• _EXERCISE GOAL_: Reproduce all of the data below without alteration; exclude every picture.

• _DATA SHOWN_:
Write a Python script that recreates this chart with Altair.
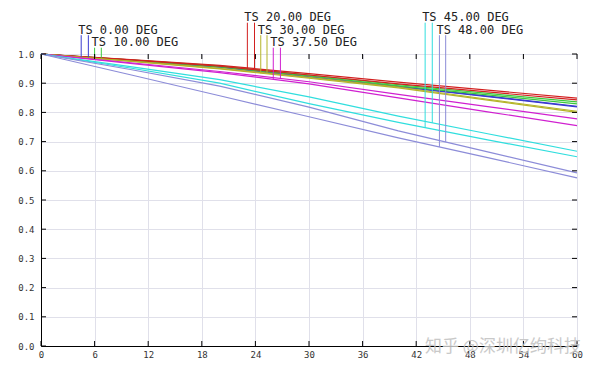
import altair as alt
import pandas as pd
import numpy as np

# spatial frequency (cycles/mm) sample points
freqs = [0, 10, 20, 30, 40, 50, 60]

fields = ["0.00", "10.00", "20.00", "30.00", "37.50", "45.00", "48.00"]
colors = ["#3a3ad0", "#3cc83c", "#d22020", "#b4b428", "#d020d0", "#30dede", "#8c8cd8"]

# modulus values (lower curve = T, upper curve = S) per field
mtf_T = {
    "0.00":  [1.0, 0.978, 0.955, 0.921, 0.888, 0.854, 0.819],
    "10.00": [1.0, 0.979, 0.956, 0.925, 0.891, 0.860, 0.829],
    "20.00": [1.0, 0.980, 0.958, 0.928, 0.898, 0.870, 0.843],
    "30.00": [1.0, 0.975, 0.949, 0.917, 0.884, 0.842, 0.800],
    "37.50": [1.0, 0.968, 0.936, 0.898, 0.850, 0.802, 0.755],
    "45.00": [1.0, 0.952, 0.900, 0.830, 0.766, 0.706, 0.648],
    "48.00": [1.0, 0.929, 0.857, 0.785, 0.713, 0.645, 0.576],
}
mtf_S = {
    "0.00":  [1.0, 0.978, 0.956, 0.922, 0.889, 0.856, 0.821],
    "10.00": [1.0, 0.980, 0.959, 0.928, 0.895, 0.865, 0.836],
    "20.00": [1.0, 0.981, 0.961, 0.933, 0.904, 0.876, 0.849],
    "30.00": [1.0, 0.976, 0.951, 0.920, 0.887, 0.845, 0.804],
    "37.50": [1.0, 0.970, 0.940, 0.905, 0.862, 0.820, 0.778],
    "45.00": [1.0, 0.957, 0.912, 0.853, 0.787, 0.727, 0.667],
    "48.00": [1.0, 0.947, 0.890, 0.818, 0.737, 0.665, 0.593],
}

# frequencies where the label leader lines meet the curves
leader_T = [4.5, 6.0, 23.1, 24.6, 26.0, 43.0, 44.6]
leader_S = [5.3, 6.75, 23.9, 25.3, 26.8, 43.8, 45.3]
label_row = [1, 2, 0, 1, 2, 0, 1]

x_ticks = [0, 6, 12, 18, 24, 30, 36, 42, 48, 54, 60]
y_ticks = [0.0, 0.1, 0.2, 0.3, 0.4, 0.5, 0.6, 0.7, 0.8, 0.9, 1.0]

W, H = 536, 292
MONO = "DejaVu Sans Mono"

rows = []
for f in fields:
    for kind, src in (("T", mtf_T), ("S", mtf_S)):
        for fr, v in zip(freqs, src[f]):
            rows.append({"field": f, "kind": kind, "freq": fr, "mtf": v})
curves = pd.DataFrame(rows)

lead_rows = []
lab_rows = []
for i, f in enumerate(fields):
    top_px = 23.0 + 12.5 * label_row[i]          # page pixel row where the leader starts
    top_val = 1 + (54.3 - top_px) / H
    for kind, lf, src in (("T", leader_T[i], mtf_T), ("S", leader_S[i], mtf_S)):
        lead_rows.append({"field": f, "freq": lf,
                          "y": float(np.interp(lf, freqs, src[f])), "top": top_val})
    lab_rows.append({"field": f, "freq": leader_T[i], "top": top_val,
                     "text": f"TS {f} DEG"})
leaders = pd.DataFrame(lead_rows)
labels = pd.DataFrame(lab_rows)

xs = alt.Scale(domain=[0, 60], nice=False, zero=False)
ys = alt.Scale(domain=[0, 1], nice=False, zero=False)
cs = alt.Scale(domain=fields, range=colors)

x_axis = alt.Axis(values=x_ticks, title=None, ticks=False, grid=True, labelFont=MONO,
                  labelFontSize=9, labelColor="#333", labelPadding=4, labelOverlap=False,
                  domainColor="black", gridColor="#e0e0ea", labelFlush=False)
y_axis = alt.Axis(values=y_ticks, format=".1f", title=None, ticks=False, grid=True,
                  labelFont=MONO, labelFontSize=9, labelColor="#333", labelPadding=7,
                  labelOverlap=False, labelFlush=False, domainColor="black",
                  gridColor="#e0e0ea")

def X(field):
    return alt.X(field, type="quantitative", scale=xs, axis=x_axis)

def Y(field):
    return alt.Y(field, type="quantitative", scale=ys, axis=y_axis)

lines = alt.Chart(curves).mark_line(strokeWidth=1.2, clip=False).encode(
    x=X("freq"), y=Y("mtf"),
    color=alt.Color("field:N", scale=cs, legend=None),
    detail="kind:N",
    order="freq:Q",
)

lead = alt.Chart(leaders).mark_rule(strokeWidth=1, clip=False).encode(
    x=X("freq"), y=Y("y"), y2="top:Q",
    color=alt.Color("field:N", scale=cs, legend=None),
)

text = alt.Chart(labels).mark_text(align="left", baseline="alphabetic", dx=-3, dy=-1.5,
                                   font=MONO, fontSize=12, color="#222").encode(
    x=X("freq"), y=Y("top"), text="text:N",
)

xt = pd.DataFrame({"v": x_ticks})
yt = pd.DataFrame({"v": y_ticks})
tick_b = alt.Chart(xt).mark_rule(color="black").encode(
    x=X("v"), y=alt.value(H), y2=alt.value(H - 5))
tick_t = alt.Chart(xt).mark_rule(color="black").encode(
    x=X("v"), y=alt.value(0), y2=alt.value(5))
tick_l = alt.Chart(yt).mark_rule(color="black").encode(
    y=Y("v"), x=alt.value(0), x2=alt.value(5))
tick_r = alt.Chart(yt).mark_rule(color="black").encode(
    y=Y("v"), x=alt.value(W), x2=alt.value(W - 5))

watermark = alt.Chart(pd.DataFrame({"t": ["知乎 @深圳亿绚科技"]})).mark_text(
    font="Noto Sans CJK SC", fontSize=17, color="#c4c4c4", opacity=0.9,
    align="center", baseline="middle").encode(
    text="t:N", x=alt.value(462), y=alt.value(H + 1))

chart = alt.layer(lines, lead, text, tick_b, tick_t, tick_l, tick_r, watermark).properties(
    width=W, height=H,
    autosize=alt.AutoSizeParams(type="none"),
    padding={"left": 33, "top": 46, "right": 15, "bottom": 15},
).configure_view(stroke="black", strokeWidth=1).configure(background="white")

chart.save("out.html", embed_options={"renderer": "svg", "actions": False})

• _RESULT_:
Write a Python script that recreates this chart with Altair.
import altair as alt
import pandas as pd
import numpy as np

# spatial frequency (cycles/mm) sample points
freqs = [0, 10, 20, 30, 40, 50, 60]

fields = ["0.00", "10.00", "20.00", "30.00", "37.50", "45.00", "48.00"]
colors = ["#3a3ad0", "#3cc83c", "#d22020", "#b4b428", "#d020d0", "#30dede", "#8c8cd8"]

# modulus values (lower curve = T, upper curve = S) per field
mtf_T = {
    "0.00":  [1.0, 0.978, 0.955, 0.921, 0.888, 0.854, 0.819],
    "10.00": [1.0, 0.979, 0.956, 0.925, 0.891, 0.860, 0.829],
    "20.00": [1.0, 0.980, 0.958, 0.928, 0.898, 0.870, 0.843],
    "30.00": [1.0, 0.975, 0.949, 0.917, 0.884, 0.842, 0.800],
    "37.50": [1.0, 0.968, 0.936, 0.898, 0.850, 0.802, 0.755],
    "45.00": [1.0, 0.952, 0.900, 0.830, 0.766, 0.706, 0.648],
    "48.00": [1.0, 0.929, 0.857, 0.785, 0.713, 0.645, 0.576],
}
mtf_S = {
    "0.00":  [1.0, 0.978, 0.956, 0.922, 0.889, 0.856, 0.821],
    "10.00": [1.0, 0.980, 0.959, 0.928, 0.895, 0.865, 0.836],
    "20.00": [1.0, 0.981, 0.961, 0.933, 0.904, 0.876, 0.849],
    "30.00": [1.0, 0.976, 0.951, 0.920, 0.887, 0.845, 0.804],
    "37.50": [1.0, 0.970, 0.940, 0.905, 0.862, 0.820, 0.778],
    "45.00": [1.0, 0.957, 0.912, 0.853, 0.787, 0.727, 0.667],
    "48.00": [1.0, 0.947, 0.890, 0.818, 0.737, 0.665, 0.593],
}

# frequencies where the label leader lines meet the curves
leader_T = [4.5, 6.0, 23.1, 24.6, 26.0, 43.0, 44.6]
leader_S = [5.3, 6.75, 23.9, 25.3, 26.8, 43.8, 45.3]
label_row = [1, 2, 0, 1, 2, 0, 1]

x_ticks = [0, 6, 12, 18, 24, 30, 36, 42, 48, 54, 60]
y_ticks = [0.0, 0.1, 0.2, 0.3, 0.4, 0.5, 0.6, 0.7, 0.8, 0.9, 1.0]

W, H = 536, 292
MONO = "DejaVu Sans Mono"

rows = []
for f in fields:
    for kind, src in (("T", mtf_T), ("S", mtf_S)):
        for fr, v in zip(freqs, src[f]):
            rows.append({"field": f, "kind": kind, "freq": fr, "mtf": v})
curves = pd.DataFrame(rows)

lead_rows = []
lab_rows = []
for i, f in enumerate(fields):
    top_px = 23.0 + 12.5 * label_row[i]          # page pixel row where the leader starts
    top_val = 1 + (54.3 - top_px) / H
    for kind, lf, src in (("T", leader_T[i], mtf_T), ("S", leader_S[i], mtf_S)):
        lead_rows.append({"field": f, "freq": lf,
                          "y": float(np.interp(lf, freqs, src[f])), "top": top_val})
    lab_rows.append({"field": f, "freq": leader_T[i], "top": top_val,
                     "text": f"TS {f} DEG"})
leaders = pd.DataFrame(lead_rows)
labels = pd.DataFrame(lab_rows)

xs = alt.Scale(domain=[0, 60], nice=False, zero=False)
ys = alt.Scale(domain=[0, 1], nice=False, zero=False)
cs = alt.Scale(domain=fields, range=colors)

x_axis = alt.Axis(values=x_ticks, title=None, ticks=False, grid=True, labelFont=MONO,
                  labelFontSize=9, labelColor="#333", labelPadding=4, labelOverlap=False,
                  domainColor="black", gridColor="#e0e0ea", labelFlush=False)
y_axis = alt.Axis(values=y_ticks, format=".1f", title=None, ticks=False, grid=True,
                  labelFont=MONO, labelFontSize=9, labelColor="#333", labelPadding=7,
                  labelOverlap=False, labelFlush=False, domainColor="black",
                  gridColor="#e0e0ea")

def X(field):
    return alt.X(field, type="quantitative", scale=xs, axis=x_axis)

def Y(field):
    return alt.Y(field, type="quantitative", scale=ys, axis=y_axis)

lines = alt.Chart(curves).mark_line(strokeWidth=1.2, clip=False).encode(
    x=X("freq"), y=Y("mtf"),
    color=alt.Color("field:N", scale=cs, legend=None),
    detail="kind:N",
    order="freq:Q",
)

lead = alt.Chart(leaders).mark_rule(strokeWidth=1, clip=False).encode(
    x=X("freq"), y=Y("y"), y2="top:Q",
    color=alt.Color("field:N", scale=cs, legend=None),
)

text = alt.Chart(labels).mark_text(align="left", baseline="alphabetic", dx=-3, dy=-1.5,
                                   font=MONO, fontSize=12, color="#222").encode(
    x=X("freq"), y=Y("top"), text="text:N",
)

xt = pd.DataFrame({"v": x_ticks})
yt = pd.DataFrame({"v": y_ticks})
tick_b = alt.Chart(xt).mark_rule(color="black").encode(
    x=X("v"), y=alt.value(H), y2=alt.value(H - 5))
tick_t = alt.Chart(xt).mark_rule(color="black").encode(
    x=X("v"), y=alt.value(0), y2=alt.value(5))
tick_l = alt.Chart(yt).mark_rule(color="black").encode(
    y=Y("v"), x=alt.value(0), x2=alt.value(5))
tick_r = alt.Chart(yt).mark_rule(color="black").encode(
    y=Y("v"), x=alt.value(W), x2=alt.value(W - 5))

watermark = alt.Chart(pd.DataFrame({"t": ["知乎 @深圳亿绚科技"]})).mark_text(
    font="Noto Sans CJK SC", fontSize=17, color="#c4c4c4", opacity=0.9,
    align="center", baseline="middle").encode(
    text="t:N", x=alt.value(462), y=alt.value(H + 1))

chart = alt.layer(lines, lead, text, tick_b, tick_t, tick_l, tick_r, watermark).properties(
    width=W, height=H,
    autosize=alt.AutoSizeParams(type="none"),
    padding={"left": 33, "top": 46, "right": 15, "bottom": 15},
).configure_view(stroke="black", strokeWidth=1).configure(background="white")

chart.save("out.html", embed_options={"renderer": "svg", "actions": False})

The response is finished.